El camino hacia Lvov, ya cercano, tras cruzar una complicada frontera de minuciosos controles, es de un verdor intenso. Un cambio que convierte a los pardos y dorados del otoño galitziano en un color polaco. Es el paisaje de Galitzia, hoy dividida en dos estados, pero durante más de un siglo rincón señero de ese Imperio Austro-Húngaro que era un poco de opereta, de Sissi, de la tintinesca Syldavia o de El prisionero de Zenda, aunque el tiempo transcurrido y lo que luego trajo el siglo han hecho bueno su recuerdo.
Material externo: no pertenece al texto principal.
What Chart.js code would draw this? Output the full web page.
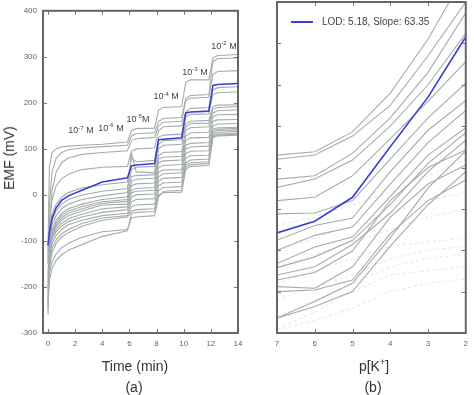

Un espacio en el que, como en otras regiones del imperio, se despliegan las que Jacek Purchic llama «micro metrópolis», la serie de ciudades de pequeño tamaño que en Europa Central y Oriental formaban parte de un conjunto cultural complejo y activo, reuniendo lo germano, polaco, judío, eslavo, ucraniano, eslovaco y magiar, y que, volcadas a la recepción de lo moderno, mantenía estrechos lazos a su vez con otras ciudades europeas, faros de arte y literatura, como París, Berlín, Milán.

IV

Lvov nos recibe con una estación de autobuses tan suburbial como de audaz y tardía factura soviética en forma de nave espacial, que ahora aparece decrépita y con su fachada medio oculta por un anuncio gigantesco. Una obra muy diferente de la monumental estación ferroviaria, de arquitectura modernista –entrevista en una noche en la que se anunciaba el frío estepario– que aproxima la ciudad galitziana a modelos europeos y evoca su importancia en la red urbana del imperio austriaco.

Parece benigno este otoño en Lvov, una ciudad que se obstina en ser centroeuropea en el extremo oriental de Galitzia a pesar de las trabas que le pone la historia. Urbe animada, parece confirmar aquel carácter alegre que el escritor polaco Józef Wittlin atribuye a sus habitantes en su libro Mi Lvov. Él sabía muy bien por qué, pues en esta ciudad, cuando era austriaca, pasó su adolescencia y juventud, una época que sabemos es, como dijo Max Aub, la que determina la procedencia, tanto que quizás Wittlin no dejó de ser galitziano –es decir, austriaco, polaco y judío– hasta su muerte en Nueva York, la ciudad a la que llamaba la Cólquida del siglo xx, adonde le llevaron los difíciles avatares de la época.

En los años treinta, cuando la ciudad estaba bajo soberanía polaca, todavía se escuchaba en sus cafés y cabarets el alegre vals Tylko we Lwowie, que nos viene a decir que en ninguna parte como en Lvov, o los tangos de aires ucranianos como Łyczakowskie, dedicado a uno de los suburbios de la ciudad, y O, harna krale, de Yaroslav Barnych, una melodía algo triste dedicada a una joven leopolitana. Pero entre todas, ninguna como la maravillosa Tyle jest miast…, la canción basada en la letra del poeta Marian Hemar en la que Zofia Terné nos dice, quedamente, con nostalgia y ternura encantadora mientras le acompaña sólo un piano, que hay muchas ciudades, pero, si quieres volver a enamorarte, debes regresar a Lvov. Una melodía de entreguerras que canta lo que se añora, lo que –se sabe– se está marchando para siempre, sea un amor, un mundo o una ciudad. Unas melodías de despedida como la que entona la canción ucraniana Buvaj my zdorova, que parece dedicada al Lvov anterior a 1939, hoy desaparecido.

Desde cualquier esquina es difícil sustraerse a la comparación, pues la esplendorosa e imperial Lvov, ahora ucraniana, parece una combinación de París, Viena y Budapest, o, lo que es lo mismo, del mundo Habsburgo anterior a los cañones de agosto de 1914, con algunos elementos soviéticos, que ahora nos aparece tan derruida como La Habana. Casi todas calles conservan los viejos adoquines patinados por la nieve y la lluvia por los que han discurrido la caballería austriaca y polaca o los tanques alemanes y rusos, lo que da a la ciudad un carácter atemporal, de tiempo detenido. Un empedrado que en algún tramo nos remite a paseos en fiacre o al paso de los pocos Maybach que saltaban sobre sus duros neumáticos de caucho macizo en un pavimento que es inseparable de la arquitectura y del mundo anterior al atentado de Sarajevo. Y es que en Lvov todo es modernismo y secesión, todo es Austria, aunque realizado por gente de todas las procedencias y religiones en una región de confluencias.